A good example is a port authority striving to electrify operations but facing limitations in electric supply. As a result, they adopt a blend of electric and hydrogen fuels to meet their energy demands. This hybrid approach demonstrates how hydrogen can complement electric solutions in energy-intensive industries.
Companies like JCB are pioneering hydrogen-powered machinery, such as backhoe loaders, to overcome challenges in remote construction sites where electrical infrastructure is lacking. Hydrogen’s portability and high energy density make it a viable alternative to electric solutions in such scenarios.
A well-developed charging network will be an essential part of this multi-energy future, ensuring the infrastructure is in place to support the changing needs of drivers and businesses alike.
What do you see the next five years holding for EVs within the US?
While it’s impossible to predict the future with certainty, we believe the following strategic priorities will be crucial for the growth of EVs in the US:
- Stable policy to support decarbonisation: Consistent and long-term policies, such as tax incentives for EV purchases, emissions regulations, and infrastructure funding, are necessary to provide stability and confidence to manufacturers, investors, and consumers. The absence of a stable policy environment creates uncertainty, slowing down investment and adoption.

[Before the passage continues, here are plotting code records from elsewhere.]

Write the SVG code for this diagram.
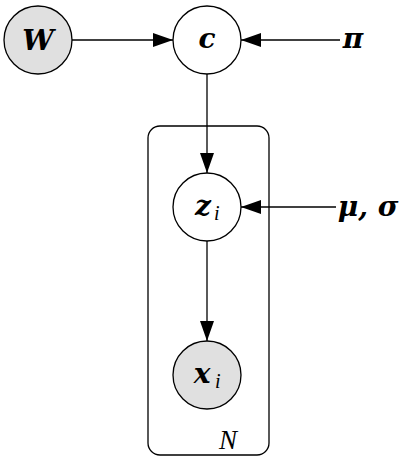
<svg xmlns="http://www.w3.org/2000/svg" width="407" height="460" viewBox="0 0 407 460">
<style>
.node{stroke:#000;stroke-width:1.3}
.obs{fill:#e0e0e0}
.lat{fill:#fff}
.lbl{font-family:"DejaVu Serif","Liberation Serif",serif;font-style:italic;font-weight:bold;font-size:28px;text-anchor:middle}
.sub{font-family:"Liberation Serif","DejaVu Serif",serif;font-style:italic;font-size:20px}
.edge{stroke:#000;stroke-width:1.3;fill:none;marker-end:url(#ah)}
</style>
<defs>
<marker id="ah" viewBox="0 0 20 14" refX="20" refY="7" markerWidth="20" markerHeight="14" markerUnits="userSpaceOnUse" orient="auto">
<path d="M0,0 L20,7 L0,14 Z" fill="#000"/>
</marker>
</defs>
<rect x="148" y="126" width="121" height="329" rx="12" fill="none" stroke="#000" stroke-width="1.3"/>
<g id="connectors">
<line class="edge" x1="72" y1="40" x2="173" y2="40"/>
<line class="edge" x1="340" y1="40" x2="241" y2="40"/>
<line class="edge" x1="207" y1="74" x2="207" y2="173"/>
<line class="edge" x1="336" y1="207" x2="241" y2="207"/>
<line class="edge" x1="207" y1="241" x2="207" y2="341"/>
</g>
<g id="W"><circle class="node obs" cx="38" cy="40" r="34"/><text class="lbl" x="38" y="50">W</text></g>
<g id="c"><circle class="node lat" cx="207" cy="40" r="34"/><text class="lbl" x="207" y="48">c</text></g>
<g id="pi"><text class="lbl" x="353" y="48">π</text></g>
<g id="z"><circle class="node lat" cx="207" cy="207" r="34"/><text class="lbl" x="203" y="215">z</text><text class="sub" x="214" y="220">i</text></g>
<g id="musigma"><text class="lbl" x="368" y="216">μ, σ</text></g>
<g id="x"><circle class="node obs" cx="207" cy="375" r="34"/><text class="lbl" x="202" y="383">x</text><text class="sub" x="215" y="388">i</text></g>
<g id="N"><text x="228" y="449" style="font-family:'Liberation Serif',serif;font-style:italic;font-size:27px;text-anchor:middle">N</text></g>
</svg>
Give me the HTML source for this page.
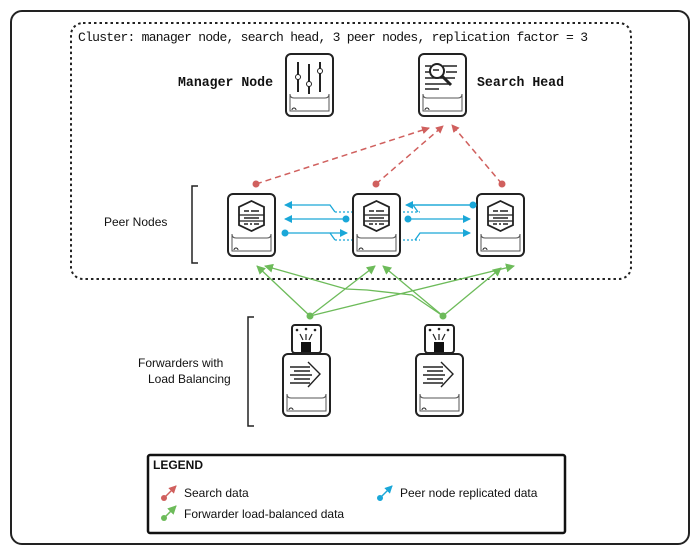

- Coordinated educational campaigns: There is a need for well-orchestrated educational campaigns to dispel myths about EVs, such as range or charging anxiety and charging inconvenience. These campaigns should target different demographics, including rural communities and older generations, to increase awareness and acceptance of EVs.
- Manufacturing confidence and domestic production: To reduce reliance on foreign supply chains and stimulate the local economy, the U.S. must continue to encourage domestic manufacturing of EVs and batteries. This can be achieved through incentives, grants, and partnerships between automakers and battery manufacturers.
- Consistent industry messaging: As suppliers to the EV industry, it is crucial to provide a calm and consistent voice to the market. Transparency and authenticity in messaging can help build trust among consumers, policymakers, and investors. This includes being realistic about the challenges and benefits of EV adoption and infrastructure development.
- Alternative fuels: We’ve seen OEMs recently announced their ongoing commitment to internal combustion engine vehicles, alongside its development of EVs and synthetic fuels. This decision has caught some on the back foot, and we may see others following suit. A well-developed charging network will be an essential part of this multi-energy future.